Surrounded on three sides by mountains, Kyoto has been renowned for its natural beauty since ancient times, from the famous Sagano Bamboo Grove to the blossoming cherry trees along the banks of the Kamo River in the city’s southwest. That natural beauty helped win the city’s nickname, “Hana no Miyako,” the City of Flowers.

Archeological evidence suggests that humans have lived in the area since the Paleolithic period. While few relics remain from the city’s beginnings, some of Kyoto’s architecture, such as the Shinto Shimogamo Shrine, dates to the 6th century AD. Japanese architecture relies heavily on wood, which deteriorates quickly, so the original building materials have not survived. However, the millennia-long Japanese tradition of continuously revitalizing wooden structures with rigorous respect for their initial form “has ensured that what is visible today conforms in almost every detail with the original structures.” The most famous example of this architectural renewal is the Shinto shrine in Ise, 80 miles to Kyoto’s southeast, which has been completely dismantled and rebuilt every two decades for millennia. During the Heian era, that shrine became known for imperial patronage, with the emperor often sending messengers from Kyoto to pay respects to the sacred site.

Kyoto was officially established in the year 794. Emperor Kanmu (735–806 AD), likely feeling threatened by the growing power of Buddhist religious leaders, moved his court away from the great monasteries in the old capital of Nara. Initially, in AD 784, he moved the capital to Nagaoka-kyō, but a series of disasters struck after the move, including the assassination of a key imperial advisor, the death of the emperor’s mother and three of his wives (including the empress), drought alternating with flooding, earthquakes, famine, a smallpox epidemic, and a severe illness that sickened the crown prince.
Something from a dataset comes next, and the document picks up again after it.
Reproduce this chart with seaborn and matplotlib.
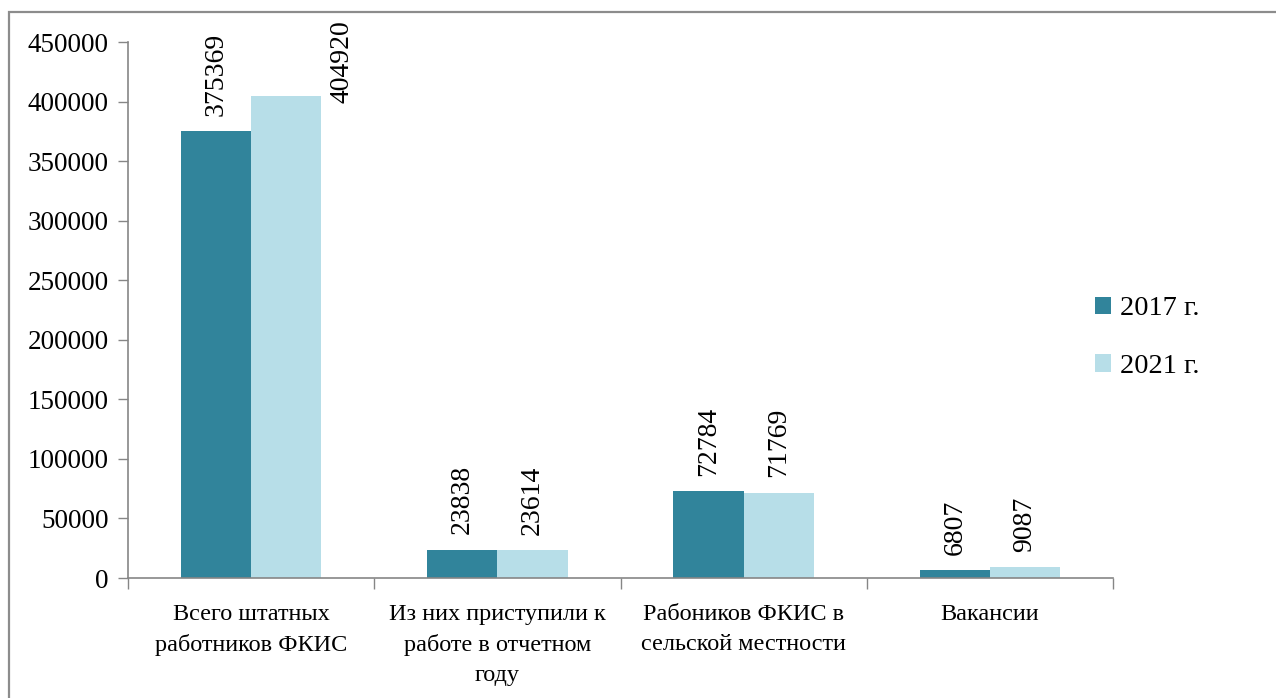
import matplotlib
matplotlib.use("Agg")
import matplotlib.pyplot as plt
from matplotlib.patches import Patch, Rectangle
import seaborn as sns
import pandas as pd

categories = ["Всего штатных\nработников ФКИС",
              "Из них приступили к\nработе в отчетном\nгоду",
              "Рабоников ФКИС в\nсельской местности",
              "Вакансии"]
series_names = ["2017 г.", "2021 г."]
values_2017 = [375369, 23838, 72784, 6807]
values_2021 = [404920, 23614, 71769, 9087]
y_ticks = [0, 50000, 100000, 150000, 200000, 250000, 300000, 350000, 400000, 450000]
colors = ["#31849B", "#B7DEE8"]

df = pd.DataFrame({
    "cat": categories * 2,
    "year": [series_names[0]] * 4 + [series_names[1]] * 4,
    "val": values_2017 + values_2021,
})

sns.set_theme(style="white")
plt.rcParams['font.family'] = ['Liberation Serif', 'DejaVu Serif']
plt.rcParams['text.color'] = 'black'
plt.rcParams['xtick.color'] = 'black'
plt.rcParams['ytick.color'] = 'black'

W, H = 1276, 698
fig = plt.figure(figsize=(W / 100, H / 100), dpi=100)
ax = fig.add_axes([128 / W, 1 - 578 / H, (1113 - 128) / W, (578 - 42) / H])

sns.barplot(data=df, x="cat", y="val", hue="year", palette=colors,
            width=0.57, gap=0, saturation=1, ax=ax, legend=False,
            edgecolor="none", linewidth=0)

ax.set_xlim(-0.5, 3.5)
ax.set_ylim(0, 450000)
ax.set_yticks(y_ticks)
ax.set_yticklabels([str(v) for v in y_ticks], fontsize=19.5)
ax.set_xticks(range(4))
ax.set_xticklabels(categories, fontsize=17.5, linespacing=1.52)
ax.set_xticks([-0.5, 0.5, 1.5, 2.5, 3.5], minor=True)
ax.tick_params(axis="x", which="major", length=0, pad=19, labelcolor="black")
ax.tick_params(axis="x", which="minor", length=8, width=1, color="#868686", direction="out", bottom=True)
ax.tick_params(axis="y", length=7, width=1, color="#868686", direction="out", left=True, pad=7, labelcolor="black")
ax.set_xlabel("")
ax.set_ylabel("")
for s in ["top", "right"]:
    ax.spines[s].set_visible(False)
for s in ["left", "bottom"]:
    ax.spines[s].set_color("#868686")
    ax.spines[s].set_linewidth(1.2)
ax.grid(False)

ymax = ax.get_ylim()[1]
for cont in ax.containers:
    for bar, v in zip(cont.patches, cont.datavalues):
        h = bar.get_height()
        if h > 0.85 * ymax:
            # label would not fit above: Excel places it beside the bar
            ax.annotate(str(int(v)), xy=(bar.get_x() + bar.get_width(), h),
                        xytext=(15, -5), textcoords="offset points",
                        rotation=90, ha="center", va="bottom", fontsize=20,
                        color="black", annotation_clip=False)
        else:
            ax.annotate(str(int(v)), xy=(bar.get_x() + bar.get_width() / 2, h),
                        xytext=(0, 11), textcoords="offset points",
                        rotation=90, ha="center", va="bottom", fontsize=20,
                        color="black")

handles = [Patch(facecolor=c, edgecolor="none") for c in colors]
fig.legend(handles, series_names, loc="upper left", bbox_to_anchor=(1084 / W, 1 - 285 / H),
           frameon=False, fontsize=20.5, handlelength=0.55, handleheight=0.55,
           handletextpad=0.3, labelspacing=1.15, borderaxespad=0)

fig.patches.append(Rectangle((9 / W, -0.1), 1.2, (1 - 12 / H) + 0.1,
                             transform=fig.transFigure, fill=False,
                             edgecolor="#8c8c8c", linewidth=1.6, clip_on=False))

fig.savefig("out.png", dpi=100)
The government’s official Divination Bureau blamed that last misfortune on the vengeful ghost of the emperor’s half-brother Sawara, who had starved himself to death after a politically-motivated imprisonment.

While a popular narrative holds that Kanmu abandoned Nagaoka-kyō to flee the purported ghost, there may be a less spooky explanation. In AD 793, the emperor’s advisor Wake no Kiyomaro (733–799 AD), perhaps one of the best hydraulic engineers of the 8th century, may have convinced the emperor that flood-proofing Nagaoka-kyō would be more expensive than starting from scratch in a less flood-prone location.
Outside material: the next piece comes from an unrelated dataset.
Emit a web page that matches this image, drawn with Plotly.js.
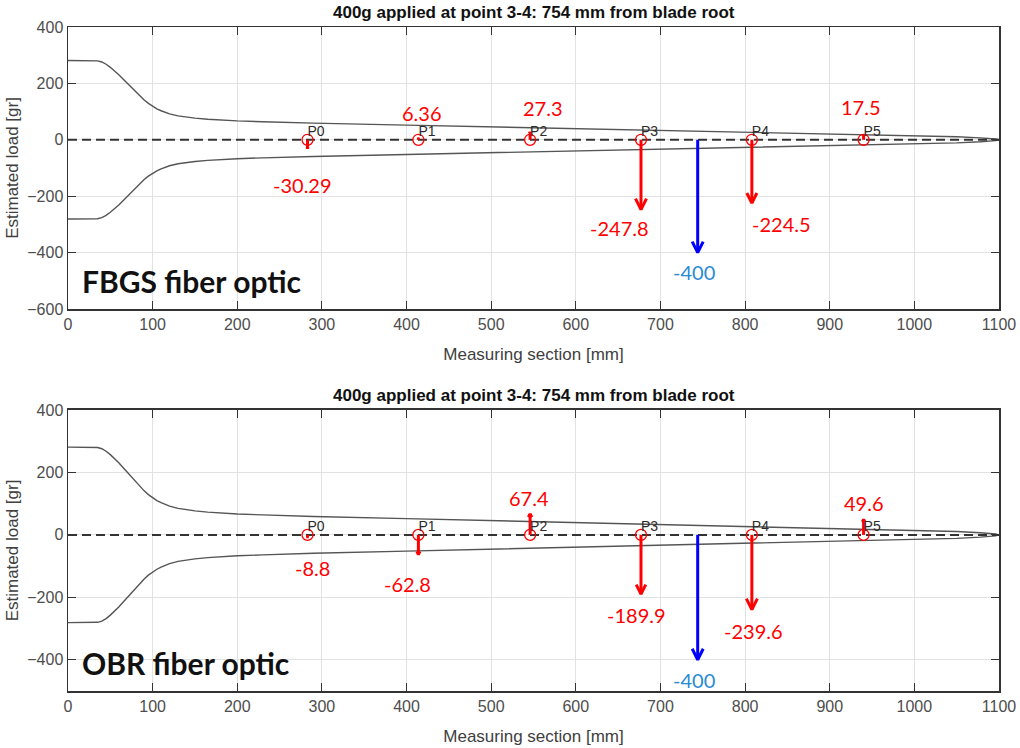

Whatever the reason, in AD 794, Kanmu moved the capital again, erecting a new city along a grid pattern modeled after the illustrious Chinese Tang-dynasty (618–907 AD) capital of Chang’an. The lavish new capital cost a staggering three-fifths of Japan’s national budget at the time. Its layout strictly conformed to Chinese feng shui or geomancy, a pseudoscience that seeks to align manmade structures with the cardinal directions of north, south, east, and west in a precise way thought to bring good fortune. The imperial palace compound, enclosed by a large rectangular outer wall (the daidairi), was built in the city’s north and faced south. Fires presented a constant problem to the predominantly wooden complex, and, although rebuilt many times, the Heian Palace no longer exists. (The present Kyoto Imperial Palace, modeled on the Heian period style, occupies a nearby location). 
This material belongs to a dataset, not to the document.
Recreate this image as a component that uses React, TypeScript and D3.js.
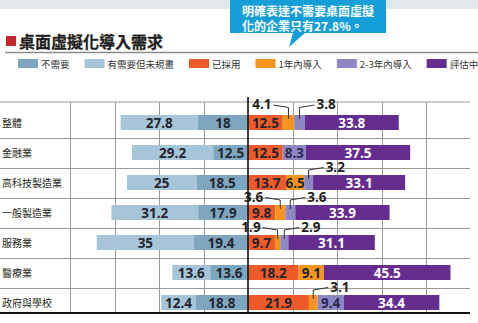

From the Heian Palace’s main entrance emanated a large central thoroughfare, the monumental Suzaku Avenue. Over 260-feet wide, Suzaku Avenue ran through the center of the city to the enormous Rashōmon gate in the city’s south. That gate lent its name to the famous 1950 murder trial film by Akira Kurosawa set at the end of the Heian era. In the north of the city, close to the imperial compound, substantial Chinese-style homes housed the nobility. The emperor named his pricey metropolis Heiankyō, meaning “Capital of Peace and Tranquility,” now known simply as Kyōto, meaning “Capital City.” (It retains that name although Tokyo succeeded it as Japan’s capital in 1868).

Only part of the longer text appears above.